- [What this task involves]: Only the lines from the one containing "Emit a component" through the one containing "const pvdBottom: P[]" belong in the answer; copy them exactly and leave out pictures.

═══ The records

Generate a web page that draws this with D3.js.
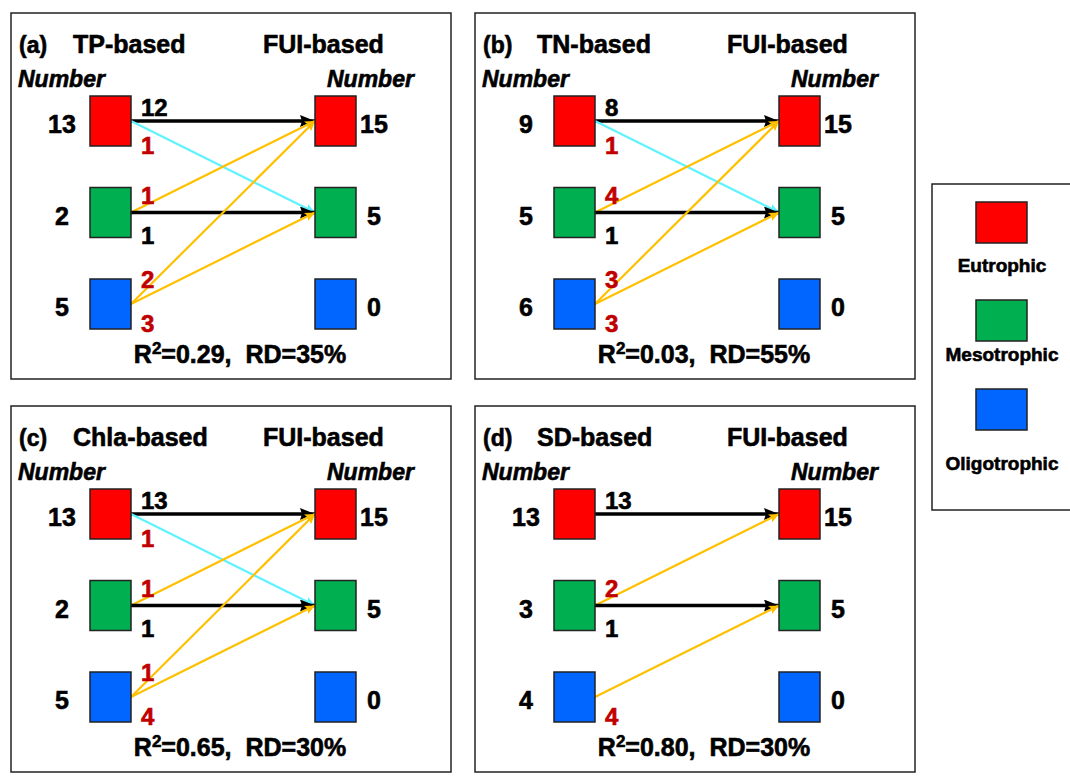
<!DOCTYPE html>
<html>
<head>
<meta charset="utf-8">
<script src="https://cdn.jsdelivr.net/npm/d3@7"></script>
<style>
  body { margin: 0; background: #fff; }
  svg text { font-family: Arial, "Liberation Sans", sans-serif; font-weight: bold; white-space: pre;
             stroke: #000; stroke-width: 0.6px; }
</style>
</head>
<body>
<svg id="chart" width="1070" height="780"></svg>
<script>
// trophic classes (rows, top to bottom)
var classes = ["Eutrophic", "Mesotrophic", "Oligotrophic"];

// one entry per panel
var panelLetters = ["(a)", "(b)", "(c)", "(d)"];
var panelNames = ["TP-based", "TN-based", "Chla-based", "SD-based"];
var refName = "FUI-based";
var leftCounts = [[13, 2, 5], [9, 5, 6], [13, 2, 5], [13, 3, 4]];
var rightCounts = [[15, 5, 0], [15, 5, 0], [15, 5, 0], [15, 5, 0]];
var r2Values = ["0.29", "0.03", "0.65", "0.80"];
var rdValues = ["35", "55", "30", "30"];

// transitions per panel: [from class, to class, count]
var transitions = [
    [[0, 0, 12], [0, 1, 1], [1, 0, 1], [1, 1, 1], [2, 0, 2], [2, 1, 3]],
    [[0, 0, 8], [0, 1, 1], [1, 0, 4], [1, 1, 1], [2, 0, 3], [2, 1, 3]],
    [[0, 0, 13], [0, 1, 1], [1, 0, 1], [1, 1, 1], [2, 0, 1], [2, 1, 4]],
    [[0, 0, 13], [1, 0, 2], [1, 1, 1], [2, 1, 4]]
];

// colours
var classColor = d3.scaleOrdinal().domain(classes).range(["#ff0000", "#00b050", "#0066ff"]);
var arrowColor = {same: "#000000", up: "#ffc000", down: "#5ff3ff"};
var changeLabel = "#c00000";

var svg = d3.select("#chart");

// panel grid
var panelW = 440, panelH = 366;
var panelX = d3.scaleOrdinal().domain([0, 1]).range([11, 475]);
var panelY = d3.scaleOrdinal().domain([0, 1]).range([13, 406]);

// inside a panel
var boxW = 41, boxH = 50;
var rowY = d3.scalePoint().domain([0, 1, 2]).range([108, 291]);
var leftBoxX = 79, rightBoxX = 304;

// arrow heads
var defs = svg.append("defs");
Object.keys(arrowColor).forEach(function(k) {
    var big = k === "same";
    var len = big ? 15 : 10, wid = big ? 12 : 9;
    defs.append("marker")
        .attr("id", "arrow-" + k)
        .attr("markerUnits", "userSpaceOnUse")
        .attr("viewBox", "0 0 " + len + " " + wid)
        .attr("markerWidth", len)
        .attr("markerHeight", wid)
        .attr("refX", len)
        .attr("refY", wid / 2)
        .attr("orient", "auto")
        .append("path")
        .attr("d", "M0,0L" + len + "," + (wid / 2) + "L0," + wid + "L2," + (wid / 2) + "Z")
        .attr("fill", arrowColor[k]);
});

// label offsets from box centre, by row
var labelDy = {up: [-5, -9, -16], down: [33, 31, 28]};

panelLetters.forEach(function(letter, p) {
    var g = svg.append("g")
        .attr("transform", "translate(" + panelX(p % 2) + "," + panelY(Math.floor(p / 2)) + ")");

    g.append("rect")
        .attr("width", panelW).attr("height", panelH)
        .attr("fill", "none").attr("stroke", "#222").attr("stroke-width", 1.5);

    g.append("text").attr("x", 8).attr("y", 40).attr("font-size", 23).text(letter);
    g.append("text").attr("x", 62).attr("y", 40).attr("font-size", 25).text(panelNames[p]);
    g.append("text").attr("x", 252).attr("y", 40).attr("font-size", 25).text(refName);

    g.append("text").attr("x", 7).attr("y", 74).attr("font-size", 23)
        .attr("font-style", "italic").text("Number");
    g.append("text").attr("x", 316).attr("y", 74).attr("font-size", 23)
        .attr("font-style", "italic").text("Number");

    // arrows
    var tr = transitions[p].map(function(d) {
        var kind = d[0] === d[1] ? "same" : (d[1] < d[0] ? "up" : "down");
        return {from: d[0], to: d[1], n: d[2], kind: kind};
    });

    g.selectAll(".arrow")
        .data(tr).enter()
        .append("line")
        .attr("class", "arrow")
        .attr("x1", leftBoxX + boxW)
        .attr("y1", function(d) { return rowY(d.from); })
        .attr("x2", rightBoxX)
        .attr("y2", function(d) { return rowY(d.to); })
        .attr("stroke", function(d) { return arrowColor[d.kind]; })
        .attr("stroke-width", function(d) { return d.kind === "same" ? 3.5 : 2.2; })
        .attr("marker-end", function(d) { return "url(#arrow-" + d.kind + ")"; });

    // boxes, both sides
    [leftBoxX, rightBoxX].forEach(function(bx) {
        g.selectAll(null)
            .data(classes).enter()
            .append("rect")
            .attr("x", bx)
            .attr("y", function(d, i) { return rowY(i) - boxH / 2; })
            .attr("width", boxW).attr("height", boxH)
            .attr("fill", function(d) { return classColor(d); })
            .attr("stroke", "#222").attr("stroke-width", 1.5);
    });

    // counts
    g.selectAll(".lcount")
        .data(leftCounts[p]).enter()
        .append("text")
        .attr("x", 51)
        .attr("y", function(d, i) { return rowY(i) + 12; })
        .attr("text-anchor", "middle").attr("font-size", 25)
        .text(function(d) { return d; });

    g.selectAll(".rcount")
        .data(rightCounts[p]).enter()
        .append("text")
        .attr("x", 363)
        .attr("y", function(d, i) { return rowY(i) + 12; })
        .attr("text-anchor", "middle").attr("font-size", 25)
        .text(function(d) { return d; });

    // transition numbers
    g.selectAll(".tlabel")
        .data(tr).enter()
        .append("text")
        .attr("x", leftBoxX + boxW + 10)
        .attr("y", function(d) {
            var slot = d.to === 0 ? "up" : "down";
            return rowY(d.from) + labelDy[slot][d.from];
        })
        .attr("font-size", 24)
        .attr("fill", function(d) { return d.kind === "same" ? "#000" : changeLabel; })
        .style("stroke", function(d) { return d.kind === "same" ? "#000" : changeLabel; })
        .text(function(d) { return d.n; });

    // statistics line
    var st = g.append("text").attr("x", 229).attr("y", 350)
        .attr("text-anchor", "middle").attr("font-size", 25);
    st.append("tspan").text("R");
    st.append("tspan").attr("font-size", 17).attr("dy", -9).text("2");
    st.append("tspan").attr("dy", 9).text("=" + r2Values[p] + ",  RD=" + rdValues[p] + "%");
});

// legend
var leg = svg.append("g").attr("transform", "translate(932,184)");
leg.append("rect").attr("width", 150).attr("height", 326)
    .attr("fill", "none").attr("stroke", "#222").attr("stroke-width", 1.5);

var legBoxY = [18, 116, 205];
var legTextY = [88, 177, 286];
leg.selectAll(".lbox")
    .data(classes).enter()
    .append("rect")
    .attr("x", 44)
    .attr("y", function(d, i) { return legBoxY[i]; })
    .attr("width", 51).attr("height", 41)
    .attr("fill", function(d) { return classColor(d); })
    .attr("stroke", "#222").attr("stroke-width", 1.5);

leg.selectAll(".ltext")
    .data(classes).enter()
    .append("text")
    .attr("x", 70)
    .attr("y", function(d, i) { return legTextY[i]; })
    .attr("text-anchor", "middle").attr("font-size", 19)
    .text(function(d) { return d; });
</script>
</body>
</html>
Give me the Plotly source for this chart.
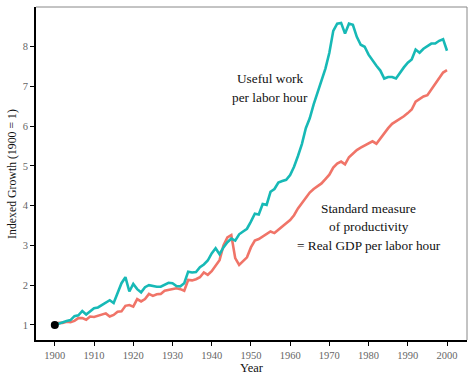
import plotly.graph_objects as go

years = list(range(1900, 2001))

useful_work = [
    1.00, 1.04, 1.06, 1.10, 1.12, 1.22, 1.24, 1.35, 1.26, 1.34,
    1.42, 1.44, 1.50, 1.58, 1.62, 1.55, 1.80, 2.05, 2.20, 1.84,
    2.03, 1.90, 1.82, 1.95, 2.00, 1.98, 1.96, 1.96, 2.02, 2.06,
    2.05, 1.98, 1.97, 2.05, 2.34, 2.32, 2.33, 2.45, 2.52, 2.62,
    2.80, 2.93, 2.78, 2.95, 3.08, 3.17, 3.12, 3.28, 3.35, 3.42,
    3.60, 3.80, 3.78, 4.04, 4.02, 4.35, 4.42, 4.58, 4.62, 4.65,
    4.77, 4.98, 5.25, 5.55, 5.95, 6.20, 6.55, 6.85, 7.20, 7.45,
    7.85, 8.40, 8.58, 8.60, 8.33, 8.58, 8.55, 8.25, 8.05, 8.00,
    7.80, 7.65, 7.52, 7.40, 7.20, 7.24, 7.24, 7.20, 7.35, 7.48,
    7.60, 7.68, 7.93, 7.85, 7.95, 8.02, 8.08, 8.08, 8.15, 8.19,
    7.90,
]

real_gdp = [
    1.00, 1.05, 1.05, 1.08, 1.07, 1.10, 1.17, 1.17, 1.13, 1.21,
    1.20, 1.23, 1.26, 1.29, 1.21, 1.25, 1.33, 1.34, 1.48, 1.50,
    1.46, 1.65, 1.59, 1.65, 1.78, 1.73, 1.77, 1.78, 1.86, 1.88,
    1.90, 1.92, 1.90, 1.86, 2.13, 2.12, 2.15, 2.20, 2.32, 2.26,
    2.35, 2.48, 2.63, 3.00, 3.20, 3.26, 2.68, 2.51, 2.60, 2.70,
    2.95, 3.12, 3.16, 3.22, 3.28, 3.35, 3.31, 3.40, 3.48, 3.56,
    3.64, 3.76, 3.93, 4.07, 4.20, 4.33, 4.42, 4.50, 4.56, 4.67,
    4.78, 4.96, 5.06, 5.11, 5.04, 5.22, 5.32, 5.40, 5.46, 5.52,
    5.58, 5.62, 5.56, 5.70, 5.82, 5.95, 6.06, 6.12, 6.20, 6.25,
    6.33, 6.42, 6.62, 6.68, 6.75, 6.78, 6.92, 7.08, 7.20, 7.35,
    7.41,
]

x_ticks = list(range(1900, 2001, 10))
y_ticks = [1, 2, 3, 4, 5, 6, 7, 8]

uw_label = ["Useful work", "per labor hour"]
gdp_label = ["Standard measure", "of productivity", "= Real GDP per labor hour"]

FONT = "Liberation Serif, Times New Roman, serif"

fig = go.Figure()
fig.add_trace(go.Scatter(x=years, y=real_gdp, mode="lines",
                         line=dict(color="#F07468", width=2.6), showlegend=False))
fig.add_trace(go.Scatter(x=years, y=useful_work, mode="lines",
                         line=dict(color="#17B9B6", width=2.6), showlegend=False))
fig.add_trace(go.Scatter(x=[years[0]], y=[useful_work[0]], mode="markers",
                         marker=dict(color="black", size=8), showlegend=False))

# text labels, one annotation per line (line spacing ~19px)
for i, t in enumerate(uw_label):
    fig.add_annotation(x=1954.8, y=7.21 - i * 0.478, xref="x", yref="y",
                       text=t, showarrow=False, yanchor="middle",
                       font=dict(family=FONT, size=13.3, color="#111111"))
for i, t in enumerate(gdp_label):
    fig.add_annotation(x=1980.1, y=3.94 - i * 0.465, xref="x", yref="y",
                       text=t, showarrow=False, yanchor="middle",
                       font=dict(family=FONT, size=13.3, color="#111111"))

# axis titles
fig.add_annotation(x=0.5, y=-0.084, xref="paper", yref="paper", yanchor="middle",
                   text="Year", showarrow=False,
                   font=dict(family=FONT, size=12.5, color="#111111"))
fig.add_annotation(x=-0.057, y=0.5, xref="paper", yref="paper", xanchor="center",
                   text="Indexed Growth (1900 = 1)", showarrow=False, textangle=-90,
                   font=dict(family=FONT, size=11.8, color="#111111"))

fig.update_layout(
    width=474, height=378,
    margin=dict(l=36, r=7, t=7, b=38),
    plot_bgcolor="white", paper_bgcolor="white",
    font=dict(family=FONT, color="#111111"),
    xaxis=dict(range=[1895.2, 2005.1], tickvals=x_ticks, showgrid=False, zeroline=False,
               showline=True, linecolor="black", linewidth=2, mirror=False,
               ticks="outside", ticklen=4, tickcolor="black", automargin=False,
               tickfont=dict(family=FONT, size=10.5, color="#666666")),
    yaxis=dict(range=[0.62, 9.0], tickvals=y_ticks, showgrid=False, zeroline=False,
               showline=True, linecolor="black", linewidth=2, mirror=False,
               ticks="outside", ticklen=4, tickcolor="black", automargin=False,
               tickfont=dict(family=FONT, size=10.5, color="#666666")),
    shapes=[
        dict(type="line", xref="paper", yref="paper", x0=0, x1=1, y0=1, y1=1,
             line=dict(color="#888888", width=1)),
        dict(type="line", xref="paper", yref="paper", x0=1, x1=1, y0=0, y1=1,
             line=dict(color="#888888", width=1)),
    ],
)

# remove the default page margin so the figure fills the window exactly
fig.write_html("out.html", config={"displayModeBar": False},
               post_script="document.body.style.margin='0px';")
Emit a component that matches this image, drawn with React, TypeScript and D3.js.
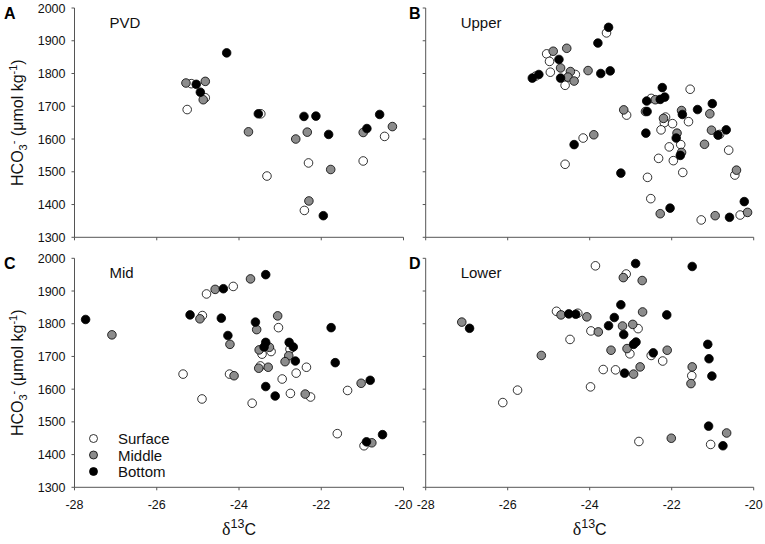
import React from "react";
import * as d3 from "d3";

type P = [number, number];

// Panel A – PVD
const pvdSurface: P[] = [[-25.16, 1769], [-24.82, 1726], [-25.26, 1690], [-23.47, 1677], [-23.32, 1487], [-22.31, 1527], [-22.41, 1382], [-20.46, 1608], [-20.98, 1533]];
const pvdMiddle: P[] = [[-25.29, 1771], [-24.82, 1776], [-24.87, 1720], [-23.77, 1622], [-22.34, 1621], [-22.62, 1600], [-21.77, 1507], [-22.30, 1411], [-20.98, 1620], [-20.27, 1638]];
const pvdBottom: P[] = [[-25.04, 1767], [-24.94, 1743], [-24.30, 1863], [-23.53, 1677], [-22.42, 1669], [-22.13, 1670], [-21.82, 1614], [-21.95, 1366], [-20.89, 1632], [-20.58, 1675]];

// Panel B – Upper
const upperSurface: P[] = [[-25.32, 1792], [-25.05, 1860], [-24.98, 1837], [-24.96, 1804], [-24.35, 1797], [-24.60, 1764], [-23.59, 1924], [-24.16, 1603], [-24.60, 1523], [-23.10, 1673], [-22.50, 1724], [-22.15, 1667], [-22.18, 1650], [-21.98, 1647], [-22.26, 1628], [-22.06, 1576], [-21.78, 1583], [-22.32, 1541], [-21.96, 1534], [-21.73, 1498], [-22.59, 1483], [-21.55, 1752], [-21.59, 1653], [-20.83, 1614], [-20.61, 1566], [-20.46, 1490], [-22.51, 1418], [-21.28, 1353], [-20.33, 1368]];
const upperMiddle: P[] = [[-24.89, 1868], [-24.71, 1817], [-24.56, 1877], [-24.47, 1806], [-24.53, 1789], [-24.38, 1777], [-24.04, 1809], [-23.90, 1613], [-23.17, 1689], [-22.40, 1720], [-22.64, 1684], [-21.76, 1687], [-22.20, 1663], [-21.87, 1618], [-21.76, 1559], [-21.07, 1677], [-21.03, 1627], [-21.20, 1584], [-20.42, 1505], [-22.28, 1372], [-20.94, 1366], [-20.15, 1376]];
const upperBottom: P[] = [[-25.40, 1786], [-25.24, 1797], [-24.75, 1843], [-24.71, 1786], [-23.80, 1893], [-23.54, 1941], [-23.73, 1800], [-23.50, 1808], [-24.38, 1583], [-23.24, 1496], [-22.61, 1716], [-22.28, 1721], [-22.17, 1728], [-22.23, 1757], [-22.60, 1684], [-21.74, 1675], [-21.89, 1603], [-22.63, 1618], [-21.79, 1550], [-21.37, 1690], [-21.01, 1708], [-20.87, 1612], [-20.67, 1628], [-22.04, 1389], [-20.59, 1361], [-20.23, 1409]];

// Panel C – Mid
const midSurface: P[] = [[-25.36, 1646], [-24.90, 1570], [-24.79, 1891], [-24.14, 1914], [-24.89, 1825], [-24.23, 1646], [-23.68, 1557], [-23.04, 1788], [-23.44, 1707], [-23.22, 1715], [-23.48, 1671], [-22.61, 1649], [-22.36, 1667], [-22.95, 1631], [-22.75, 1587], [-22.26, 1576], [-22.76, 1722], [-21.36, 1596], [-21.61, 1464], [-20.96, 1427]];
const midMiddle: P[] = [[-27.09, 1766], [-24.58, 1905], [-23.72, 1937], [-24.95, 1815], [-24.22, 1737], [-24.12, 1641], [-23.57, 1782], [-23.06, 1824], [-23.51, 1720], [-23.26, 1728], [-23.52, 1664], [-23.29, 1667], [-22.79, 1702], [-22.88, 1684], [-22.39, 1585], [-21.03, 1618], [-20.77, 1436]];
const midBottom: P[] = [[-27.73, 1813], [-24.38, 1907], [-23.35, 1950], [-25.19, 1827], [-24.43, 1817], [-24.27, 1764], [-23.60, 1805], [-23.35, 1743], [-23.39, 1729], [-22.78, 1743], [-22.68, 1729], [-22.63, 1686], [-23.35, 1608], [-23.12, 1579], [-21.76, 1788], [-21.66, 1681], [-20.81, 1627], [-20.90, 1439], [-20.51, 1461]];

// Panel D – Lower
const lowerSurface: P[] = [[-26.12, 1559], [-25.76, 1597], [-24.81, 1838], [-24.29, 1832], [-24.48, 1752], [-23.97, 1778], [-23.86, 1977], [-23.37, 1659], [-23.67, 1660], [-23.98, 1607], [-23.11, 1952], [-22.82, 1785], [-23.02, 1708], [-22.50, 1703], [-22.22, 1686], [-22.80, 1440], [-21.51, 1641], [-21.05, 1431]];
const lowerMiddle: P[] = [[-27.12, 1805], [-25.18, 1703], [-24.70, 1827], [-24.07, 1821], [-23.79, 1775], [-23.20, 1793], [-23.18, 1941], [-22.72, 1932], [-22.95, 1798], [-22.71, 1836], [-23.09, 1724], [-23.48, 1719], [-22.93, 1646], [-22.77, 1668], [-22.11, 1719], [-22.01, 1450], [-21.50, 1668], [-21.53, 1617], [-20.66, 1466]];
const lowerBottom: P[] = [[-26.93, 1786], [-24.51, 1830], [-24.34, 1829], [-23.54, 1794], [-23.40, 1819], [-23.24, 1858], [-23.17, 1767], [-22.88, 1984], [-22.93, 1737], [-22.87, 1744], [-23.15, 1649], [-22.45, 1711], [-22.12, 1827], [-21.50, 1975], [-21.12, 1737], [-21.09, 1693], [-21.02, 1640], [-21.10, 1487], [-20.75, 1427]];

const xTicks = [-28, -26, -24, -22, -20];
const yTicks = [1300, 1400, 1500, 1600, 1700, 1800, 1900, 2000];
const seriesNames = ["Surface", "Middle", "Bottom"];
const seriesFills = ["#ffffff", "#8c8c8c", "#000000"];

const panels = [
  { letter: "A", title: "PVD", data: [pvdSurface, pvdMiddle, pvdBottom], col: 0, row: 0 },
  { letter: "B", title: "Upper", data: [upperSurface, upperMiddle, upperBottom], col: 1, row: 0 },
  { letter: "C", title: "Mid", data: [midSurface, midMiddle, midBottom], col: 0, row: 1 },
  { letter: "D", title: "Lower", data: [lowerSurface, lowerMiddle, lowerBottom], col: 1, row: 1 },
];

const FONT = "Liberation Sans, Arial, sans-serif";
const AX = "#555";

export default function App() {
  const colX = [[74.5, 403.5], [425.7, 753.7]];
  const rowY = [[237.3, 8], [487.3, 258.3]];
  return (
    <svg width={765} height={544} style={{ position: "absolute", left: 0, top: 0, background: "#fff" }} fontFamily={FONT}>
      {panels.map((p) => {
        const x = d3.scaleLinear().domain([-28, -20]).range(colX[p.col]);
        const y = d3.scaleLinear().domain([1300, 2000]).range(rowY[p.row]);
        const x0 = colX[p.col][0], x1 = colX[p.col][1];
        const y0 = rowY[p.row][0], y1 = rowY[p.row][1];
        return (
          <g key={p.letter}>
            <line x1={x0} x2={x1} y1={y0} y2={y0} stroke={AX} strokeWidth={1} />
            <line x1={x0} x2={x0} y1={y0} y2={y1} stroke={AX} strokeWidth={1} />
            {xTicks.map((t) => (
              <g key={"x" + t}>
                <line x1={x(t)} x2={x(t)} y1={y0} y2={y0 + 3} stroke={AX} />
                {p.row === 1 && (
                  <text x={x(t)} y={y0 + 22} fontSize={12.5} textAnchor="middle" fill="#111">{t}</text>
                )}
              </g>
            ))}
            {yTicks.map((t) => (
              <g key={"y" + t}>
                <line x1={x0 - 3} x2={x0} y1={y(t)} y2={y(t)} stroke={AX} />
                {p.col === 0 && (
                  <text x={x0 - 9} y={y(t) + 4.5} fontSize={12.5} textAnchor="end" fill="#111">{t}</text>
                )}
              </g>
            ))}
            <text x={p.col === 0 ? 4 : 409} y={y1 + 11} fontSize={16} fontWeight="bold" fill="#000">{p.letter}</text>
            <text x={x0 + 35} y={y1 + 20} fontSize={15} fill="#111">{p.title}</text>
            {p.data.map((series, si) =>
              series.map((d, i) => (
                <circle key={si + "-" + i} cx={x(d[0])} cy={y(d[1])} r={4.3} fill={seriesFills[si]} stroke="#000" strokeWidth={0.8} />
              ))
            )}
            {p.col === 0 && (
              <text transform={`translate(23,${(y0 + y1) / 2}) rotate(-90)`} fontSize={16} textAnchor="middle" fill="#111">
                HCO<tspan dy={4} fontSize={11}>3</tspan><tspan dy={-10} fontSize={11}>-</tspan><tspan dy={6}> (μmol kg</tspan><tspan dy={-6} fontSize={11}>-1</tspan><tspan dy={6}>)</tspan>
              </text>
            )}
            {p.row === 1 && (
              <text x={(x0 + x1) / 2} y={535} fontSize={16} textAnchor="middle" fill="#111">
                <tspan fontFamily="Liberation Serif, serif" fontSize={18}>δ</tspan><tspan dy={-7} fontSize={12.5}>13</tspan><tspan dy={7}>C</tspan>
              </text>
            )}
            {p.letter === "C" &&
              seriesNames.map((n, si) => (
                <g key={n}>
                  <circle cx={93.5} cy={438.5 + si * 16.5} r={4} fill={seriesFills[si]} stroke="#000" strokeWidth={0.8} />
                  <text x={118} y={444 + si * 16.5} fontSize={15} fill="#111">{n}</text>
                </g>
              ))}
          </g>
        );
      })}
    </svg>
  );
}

══════

- [Task response]:
Emit a component that matches this image, drawn with React, TypeScript and D3.js.
import React from "react";
import * as d3 from "d3";

type P = [number, number];

// Panel A – PVD
const pvdSurface: P[] = [[-25.16, 1769], [-24.82, 1726], [-25.26, 1690], [-23.47, 1677], [-23.32, 1487], [-22.31, 1527], [-22.41, 1382], [-20.46, 1608], [-20.98, 1533]];
const pvdMiddle: P[] = [[-25.29, 1771], [-24.82, 1776], [-24.87, 1720], [-23.77, 1622], [-22.34, 1621], [-22.62, 1600], [-21.77, 1507], [-22.30, 1411], [-20.98, 1620], [-20.27, 1638]];
const pvdBottom: P[] = [[-25.04, 1767], [-24.94, 1743], [-24.30, 1863], [-23.53, 1677], [-22.42, 1669], [-22.13, 1670], [-21.82, 1614], [-21.95, 1366], [-20.89, 1632], [-20.58, 1675]];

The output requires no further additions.